April 1, 2004
As pilots, we know quite a bit about many things. For instance, while we are not mechanics, we understand our aircraft's systems. We need not be air traffic controllers to navigate along complex routes. Similarly, we interpret weather without being meteorologists. Relying on official weather observers and forecasters, we add our experience to make important flight decisions.
I noticed no significant wind during my preflight inspection on that April afternoon. My weather briefing for a scheduled 7 p.m. departure from Burlington International Airport, in Vermont, to Clinton County Airport in Plattsburgh, New York, in our Piper Seneca yielded no significant weather. There was no frontal activity, storm cells, or precipitation along my route, and thus no concern about this night's flight. Once I was aboard, though, the new ATIS report included winds from 140 degrees at 20 knots gusting to 35 knots with an altimeter setting of 29.74. The remarks stated that the pressure was falling rapidly.
I copied my IFR clearance to Clinton County and was cleared to taxi to Runway 15. As I taxied, the controller informed me that the new altimeter setting was 29.67, remarking that he had never seen such a rapid pressure drop. The wind was unchanged and there were no other signs of weather unrest, so I continued as planned. The controller broke in again and said that the National Weather Service observer called this radical drop in pressure a gravity wave. I requested a definition, but he was not familiar with the term either.
We have all heard about thunderstorms, microbursts, and tornadoes. While most of us have not encountered one in flight, we have been trained to recognize the conditions favorable to their formation. We have learned through education to avoid flight in their vicinity. But the gravity wave phenomenon was not in my vocabulary.
I was cleared for takeoff: "Turn right heading to 190, climb to 2,600, altimeter 29.60!" On my takeoff roll, the controller interjected again: "Altimeter 29.65!" It was coming back up again rapidly.
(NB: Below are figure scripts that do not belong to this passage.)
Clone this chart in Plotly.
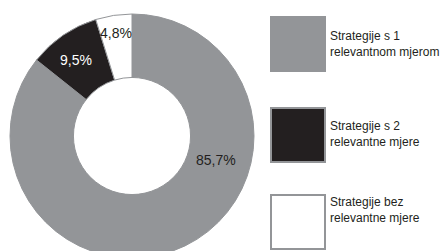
import plotly.graph_objects as go

categories = ["Strategije s 1<br>relevantnom mjerom",
              "Strategije s 2<br>relevantne mjere",
              "Strategije bez<br>relevantne mjere"]
values = [85.7, 9.5, 4.8]
value_labels = ["85,7%", "9,5%", "4,8%"]
colors = ["#939598", "#231f20", "#ffffff"]
text_colors = ["#231f20", "#ffffff", "#231f20"]

FONT = "Liberation Sans, Arial, sans-serif"
W, H = 448, 251

# layout positions (figure pixels from top-left)
label_pos = [(208, 152), (68, 52), (108, 25)]
leg_x = [290, 290, 290]
leg_y = [36, 127, 214]
leg_text_y = [36, 126, 202]

fig = go.Figure()

r = 122
cx, cy = 124, 128
fig.add_trace(go.Pie(
    values=values, labels=categories, textinfo="none",
    marker=dict(colors=colors, line=dict(color="#939598", width=1)),
    hole=0.48, sort=False, direction="clockwise", rotation=0,
    domain=dict(x=[(cx - r) / W, (cx + r) / W],
                y=[(H - cy - r) / H, (H - cy + r) / H]),
    showlegend=False, hoverinfo="skip",
))

for (px, py), lab, tc in zip(label_pos, value_labels, text_colors):
    fig.add_annotation(x=px, y=py, text=lab, showarrow=False,
                       xanchor="center", yanchor="middle",
                       font=dict(family=FONT, size=14, color=tc))

fig.add_trace(go.Scatter(
    x=leg_x, y=leg_y, mode="markers",
    marker=dict(symbol="square", size=54, color=colors,
                line=dict(color="#939598", width=2)),
    showlegend=False, hoverinfo="skip",
))
for lx, ly, cat in zip(leg_x, leg_text_y, categories):
    fig.add_annotation(x=lx + 30, y=ly, text=cat, showarrow=False,
                       xanchor="left", yanchor="middle", align="left",
                       font=dict(family=FONT, size=12, color="#231f20"))

fig.update_layout(
    width=W, height=H,
    margin=dict(l=0, r=0, t=0, b=0),
    paper_bgcolor="white", plot_bgcolor="white",
    xaxis=dict(range=[0, W], visible=False, fixedrange=True),
    yaxis=dict(range=[H, 0], visible=False, fixedrange=True),
)

fig.write_html("out.html")
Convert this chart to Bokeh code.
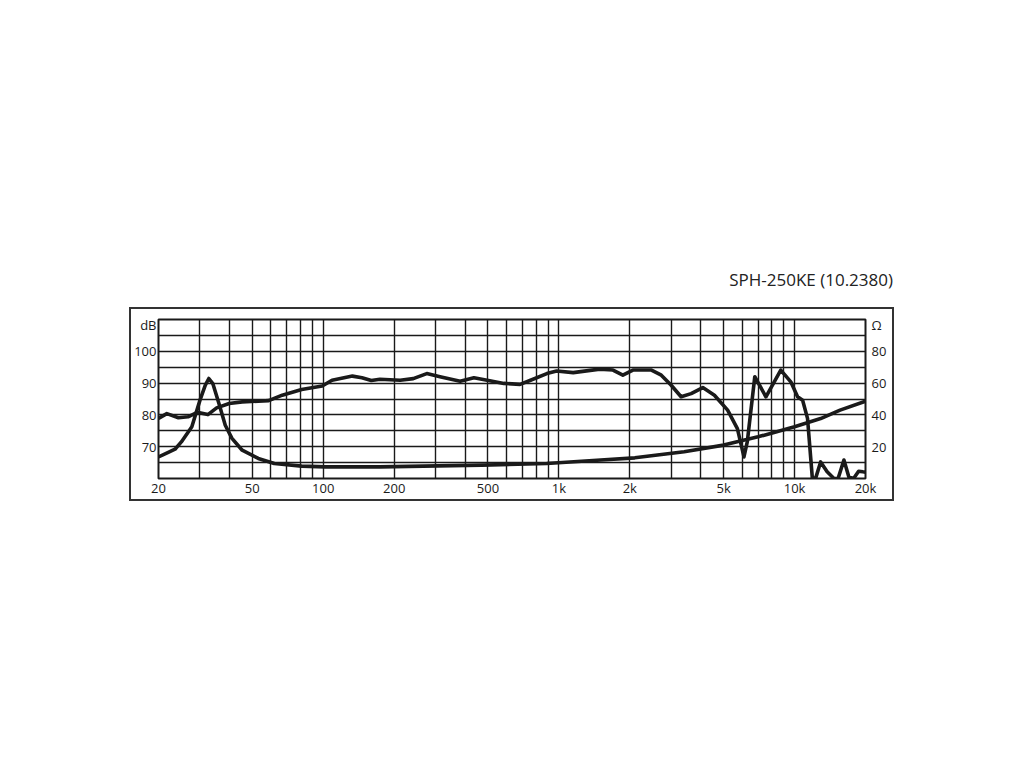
from bokeh.plotting import figure
from bokeh.models import Range1d, LinearAxis, FixedTicker, Div, CustomJSTickFormatter
from bokeh.layouts import column
from bokeh.embed import file_html
from bokeh.resources import INLINE

# ---- data ----
spl_freq = [20, 21.7, 24.3, 26.7, 29.2, 32.4, 35.3, 39.9, 45.3, 53, 58.7, 67, 81, 99,
            109, 133, 146, 160, 174, 212, 241, 275, 313, 381, 436, 496, 584, 684, 758,
            889, 978, 1150, 1490, 1696, 1868, 2060, 2470, 2720, 2990, 3300, 3640, 4080,
            4570, 5200, 5720, 6100, 6300, 6780, 7560, 8740, 9640, 10300, 10820, 11350,
            11900, 12300, 12900, 13750, 14700, 15300, 16200, 17000, 17800, 18700, 19500, 20000]
spl_db = [78.9, 80.4, 79.1, 79.4, 80.8, 80.1, 82.2, 83.6, 84.1, 84.3, 84.5, 86.2, 88.0, 89.1,
          90.9, 92.2, 91.7, 90.8, 91.2, 90.9, 91.4, 93.0, 92.0, 90.6, 91.7, 90.9, 89.9, 89.6, 90.9,
          93.0, 93.8, 93.3, 94.4, 94.1, 92.5, 94.1, 94.1, 92.5, 89.4, 85.7, 86.7, 88.6,
          86.2, 81.5, 75.7, 66.8, 71.5, 92.0, 85.7, 94.1, 90.4, 85.7, 84.6, 78.9,
          60.0, 60.2, 65.2, 62.1, 60.0, 60.0, 65.8, 60.5, 60.0, 62.3, 62.1, 62.0]

imp_freq = [20, 22, 23.5, 25, 27.7, 30, 31.6, 32.7, 34, 36.1, 38.4, 41, 45.3, 53, 62, 81,
            102, 174, 470, 889, 1450, 2100, 3400, 5000, 7000, 10000, 12900, 15600, 20000]
imp_ohm = [13.6, 16.4, 18.4, 23.0, 32.5, 49.3, 58.7, 62.9, 59.7, 47.2, 33.5, 25.2, 17.8, 12.6,
           9.4, 7.8, 7.3, 7.3, 8.4, 9.4, 11.5, 13.0, 16.8, 21.0, 26.2, 32.5, 37.7, 43.0, 48.6]

x_labels = [20, 50, 100, 200, 500, 1000, 2000, 5000, 10000, 20000]
x_grid = [20, 30, 40, 50, 60, 70, 80, 90, 100, 200, 300, 400, 500, 600, 700, 800, 900,
          1000, 2000, 3000, 4000, 5000, 6000, 7000, 8000, 9000, 10000, 20000]
db_ticks = [70, 80, 90, 100]
db_grid = [60, 65, 70, 75, 80, 85, 90, 95, 100, 105, 110]
ohm_ticks = [20, 40, 60, 80]
title_text = "SPH-250KE (10.2380)"

FONT = "Open Sans"
INK = "#1a1a1a"

title_div = Div(text=title_text, width=763, height=22, margin=(269, 0, 0, 130),
                styles={"text-align": "right", "font-family": FONT, "font-size": "17px",
                        "color": "#222222", "line-height": "22px"})

p = figure(x_axis_type="log", x_range=Range1d(20, 20000), y_range=Range1d(60, 110),
           frame_width=707, frame_height=159,
           min_border_left=27, min_border_right=27, min_border_top=10, min_border_bottom=19,
           output_backend="svg", toolbar_location=None, background_fill_color="white",
           border_fill_color="white", margin=(18, 0, 0, 131),
           styles={"outline": "2px solid #333333", "outline-offset": "0px"})
p.outline_line_color = INK
p.outline_line_width = 2
p.outline_line_alpha = 1

p.extra_y_ranges = {"ohm": Range1d(0, 100)}

# grids
p.xgrid.ticker = FixedTicker(ticks=x_grid)
p.ygrid.ticker = FixedTicker(ticks=db_grid)
for g in (p.xgrid, p.ygrid):
    g.grid_line_color = INK
    g.grid_line_width = 1.4
    g.grid_line_alpha = 1

# bottom axis
xa = p.xaxis[0]
xa.ticker = FixedTicker(ticks=x_labels)
xa.formatter = CustomJSTickFormatter(code="""
const m = {20:'20',50:'50',100:'100',200:'200',500:'500',1000:'1k',2000:'2k',5000:'5k',10000:'10k',20000:'20k'};
return m[Math.round(tick)] ?? '';
""")

# left axis
ya = p.yaxis[0]
ya.ticker = FixedTicker(ticks=db_ticks + [108.4])
ya.major_label_overrides = {108.4: "dB"}

# right axis
ra = LinearAxis(y_range_name="ohm", ticker=FixedTicker(ticks=ohm_ticks + [96.8]))
ra.major_label_overrides = {96.8: "\u03a9"}
p.add_layout(ra, "right")

for ax in (xa, ya, ra):
    ax.axis_line_color = None
    ax.major_tick_line_color = None
    ax.minor_tick_line_color = None
    ax.major_tick_out = 0
    ax.major_tick_in = 0
    ax.minor_tick_out = 0
    ax.minor_tick_in = 0
    ax.axis_label_standoff = 0
    ax.major_label_text_font = FONT
    ax.major_label_text_font_size = "13px"
    ax.major_label_text_color = INK
ya.major_label_standoff = 2
xa.major_label_standoff = 0
ra.major_label_standoff = 6

# curves
p.line(spl_freq, spl_db, line_color=INK, line_width=3.6, line_join="round")
p.line(imp_freq, imp_ohm, y_range_name="ohm", line_color=INK, line_width=3.6, line_join="round")

layout = column(title_div, p)
open("out.html", "w").write(file_html(layout, INLINE))
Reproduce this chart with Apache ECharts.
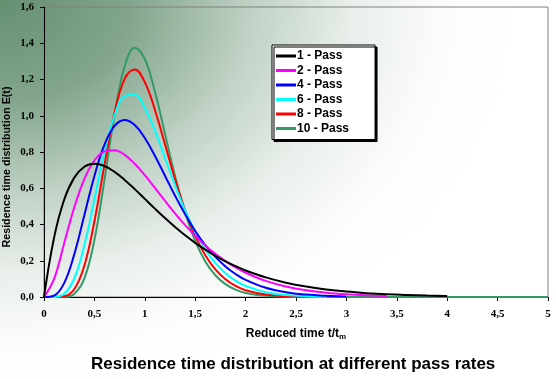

I became airborne rather quickly, retracted the gear, and set climb power and speed. The turbulence was as rough as I had ever encountered. My hand flailed wildly as I made the frequency change to Departure, and my eyeballs were rattling around as I tried to focus on my instruments.
On my first call to Departure, I told the controller I was climbing to 2,600 feet. I couldn't believe my bouncy eyes as my altimeter wound up through 3,600 feet. The vertical speed indicator was pegged up. Powering back to idle had no effect. ATC directed me to turn right direct to Plattsburgh. The landing-gear warning horn was blaring as I tugged the throttles back as far as possible, still climbing uncontrollably.
It was apparent to me I probably should not have launched in the first place. I requested vectors to return to Runway 15 instead of continuing to Clinton County. Once established on my new northwest heading, I was able to descend. The clouds parted, offering me a view of the airport 3,000 feet below. Planning for a high downwind leg for Runway 15 and cleared for the visual approach, I lowered the gear.
The wind was now 270 at 25 knots, and now I was in a healthy descent. "Wind is 290 at 25, suggest Runway 33," the tower controller said. Entering a left downwind for 33, my rate of descent became alarming. I was no longer at idle, but at full throttle as I turned base leg to attempt to bring the vertical speed indicator needle off the bottom peg. I relied on my GUMPS prelanding check; reading my instruments was hard enough, let alone reading a checklist! Thankfully my landing was uneventful.
In retrospect, I had all the signs I needed to delay my flight: a rapid pressure drop with a sharp wind increase. I was even informed of the weather phenomenon; I simply did not know what it was. I know now! As any wave contains vertical movement, so does a gravity wave. Unlike a typical mountain wave, which remains mostly stationary, a gravity wave can migrate. Remember that I encountered tremendous lift, then tremendous sink just a few moments later at the same location. The phenomenon also passed very quickly; a commuter carrier took off right after me with no complaints.
Gravity waves tend to propagate between layers of cold, stable air topped by a layer of warm air. If there are different wind speeds associated with each layer, turbulence and wind shear are likely. Now I know, a delay of only a few minutes would have prevented the encounter. Pausing to allow the yo-yo pressure and wind to stabilize would have meant an uneventful departure.
Gregory Bean, AOPA 834253, is a certified flight instructor with instrument, airplane, glider, single-engine, and multiengine ratings.